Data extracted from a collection

....

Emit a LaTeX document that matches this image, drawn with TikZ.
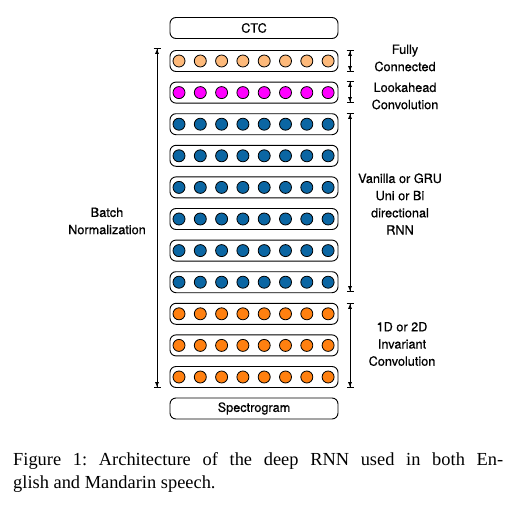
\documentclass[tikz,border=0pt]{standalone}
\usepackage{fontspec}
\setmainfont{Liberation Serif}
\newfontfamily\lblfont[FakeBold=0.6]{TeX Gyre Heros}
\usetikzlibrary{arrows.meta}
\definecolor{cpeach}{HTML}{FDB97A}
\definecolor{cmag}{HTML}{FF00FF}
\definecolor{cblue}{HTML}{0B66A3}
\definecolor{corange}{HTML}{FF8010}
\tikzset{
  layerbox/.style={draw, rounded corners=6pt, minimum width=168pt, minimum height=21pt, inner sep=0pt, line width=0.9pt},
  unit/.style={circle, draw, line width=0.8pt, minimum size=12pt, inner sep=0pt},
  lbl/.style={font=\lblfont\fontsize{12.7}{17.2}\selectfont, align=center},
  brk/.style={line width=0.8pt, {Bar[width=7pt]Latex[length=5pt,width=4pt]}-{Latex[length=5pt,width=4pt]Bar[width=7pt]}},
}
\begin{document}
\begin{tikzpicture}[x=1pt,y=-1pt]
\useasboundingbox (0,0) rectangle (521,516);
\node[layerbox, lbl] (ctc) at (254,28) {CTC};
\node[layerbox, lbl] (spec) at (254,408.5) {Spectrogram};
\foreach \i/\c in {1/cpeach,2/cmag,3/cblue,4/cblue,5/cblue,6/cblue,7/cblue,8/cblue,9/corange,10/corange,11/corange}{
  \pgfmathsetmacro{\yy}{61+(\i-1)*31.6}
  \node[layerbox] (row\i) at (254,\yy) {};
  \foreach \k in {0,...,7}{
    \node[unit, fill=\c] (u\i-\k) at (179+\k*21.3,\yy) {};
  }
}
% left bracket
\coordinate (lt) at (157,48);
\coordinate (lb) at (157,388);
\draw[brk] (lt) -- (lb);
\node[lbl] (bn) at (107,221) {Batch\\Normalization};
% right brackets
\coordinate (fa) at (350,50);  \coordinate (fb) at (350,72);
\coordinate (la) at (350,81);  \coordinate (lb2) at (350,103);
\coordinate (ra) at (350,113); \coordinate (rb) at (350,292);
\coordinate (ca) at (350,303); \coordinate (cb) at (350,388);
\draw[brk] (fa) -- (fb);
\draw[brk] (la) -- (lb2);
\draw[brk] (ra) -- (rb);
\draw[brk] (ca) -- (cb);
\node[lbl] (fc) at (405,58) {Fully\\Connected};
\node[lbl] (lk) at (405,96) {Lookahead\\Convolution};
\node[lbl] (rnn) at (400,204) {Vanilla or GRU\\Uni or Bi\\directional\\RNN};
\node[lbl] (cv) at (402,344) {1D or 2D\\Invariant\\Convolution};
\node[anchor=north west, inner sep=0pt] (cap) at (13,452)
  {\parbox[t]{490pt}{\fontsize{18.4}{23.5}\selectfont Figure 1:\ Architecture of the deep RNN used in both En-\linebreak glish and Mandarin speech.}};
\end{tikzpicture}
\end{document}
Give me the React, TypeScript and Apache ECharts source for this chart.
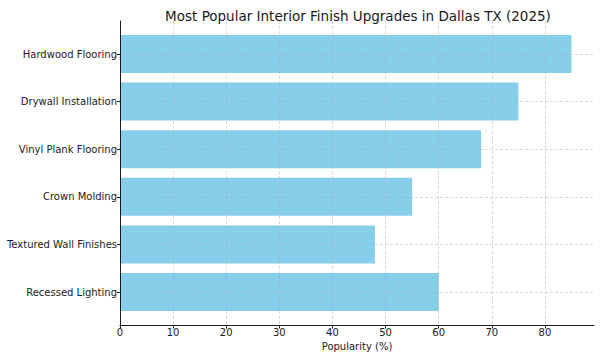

....

> TASK OBJECTIVE
Leave out the pictures and print every line of the data exactly.

> EXPECTED OUTPUT
Emit a LaTeX document that matches this image, drawn with TikZ.
\documentclass[tikz,border=0pt]{standalone}
\usepackage{fontspec}
\setmainfont{Liberation Serif}
\newfontfamily\lblfont[FakeBold=0.6]{TeX Gyre Heros}
\usetikzlibrary{arrows.meta}
\definecolor{cpeach}{HTML}{FDB97A}
\definecolor{cmag}{HTML}{FF00FF}
\definecolor{cblue}{HTML}{0B66A3}
\definecolor{corange}{HTML}{FF8010}
\tikzset{
  layerbox/.style={draw, rounded corners=6pt, minimum width=168pt, minimum height=21pt, inner sep=0pt, line width=0.9pt},
  unit/.style={circle, draw, line width=0.8pt, minimum size=12pt, inner sep=0pt},
  lbl/.style={font=\lblfont\fontsize{12.7}{17.2}\selectfont, align=center},
  brk/.style={line width=0.8pt, {Bar[width=7pt]Latex[length=5pt,width=4pt]}-{Latex[length=5pt,width=4pt]Bar[width=7pt]}},
}
\begin{document}
\begin{tikzpicture}[x=1pt,y=-1pt]
\useasboundingbox (0,0) rectangle (521,516);
\node[layerbox, lbl] (ctc) at (254,28) {CTC};
\node[layerbox, lbl] (spec) at (254,408.5) {Spectrogram};
\foreach \i/\c in {1/cpeach,2/cmag,3/cblue,4/cblue,5/cblue,6/cblue,7/cblue,8/cblue,9/corange,10/corange,11/corange}{
  \pgfmathsetmacro{\yy}{61+(\i-1)*31.6}
  \node[layerbox] (row\i) at (254,\yy) {};
  \foreach \k in {0,...,7}{
    \node[unit, fill=\c] (u\i-\k) at (179+\k*21.3,\yy) {};
  }
}
% left bracket
\coordinate (lt) at (157,48);
\coordinate (lb) at (157,388);
\draw[brk] (lt) -- (lb);
\node[lbl] (bn) at (107,221) {Batch\\Normalization};
% right brackets
\coordinate (fa) at (350,50);  \coordinate (fb) at (350,72);
\coordinate (la) at (350,81);  \coordinate (lb2) at (350,103);
\coordinate (ra) at (350,113); \coordinate (rb) at (350,292);
\coordinate (ca) at (350,303); \coordinate (cb) at (350,388);
\draw[brk] (fa) -- (fb);
\draw[brk] (la) -- (lb2);
\draw[brk] (ra) -- (rb);
\draw[brk] (ca) -- (cb);
\node[lbl] (fc) at (405,58) {Fully\\Connected};
\node[lbl] (lk) at (405,96) {Lookahead\\Convolution};
\node[lbl] (rnn) at (400,204) {Vanilla or GRU\\Uni or Bi\\directional\\RNN};
\node[lbl] (cv) at (402,344) {1D or 2D\\Invariant\\Convolution};
\node[anchor=north west, inner sep=0pt] (cap) at (13,452)
  {\parbox[t]{490pt}{\fontsize{18.4}{23.5}\selectfont Figure 1:\ Architecture of the deep RNN used in both En-\linebreak glish and Mandarin speech.}};
\end{tikzpicture}
\end{document}
Give me the React, TypeScript and Apache ECharts source for this chart.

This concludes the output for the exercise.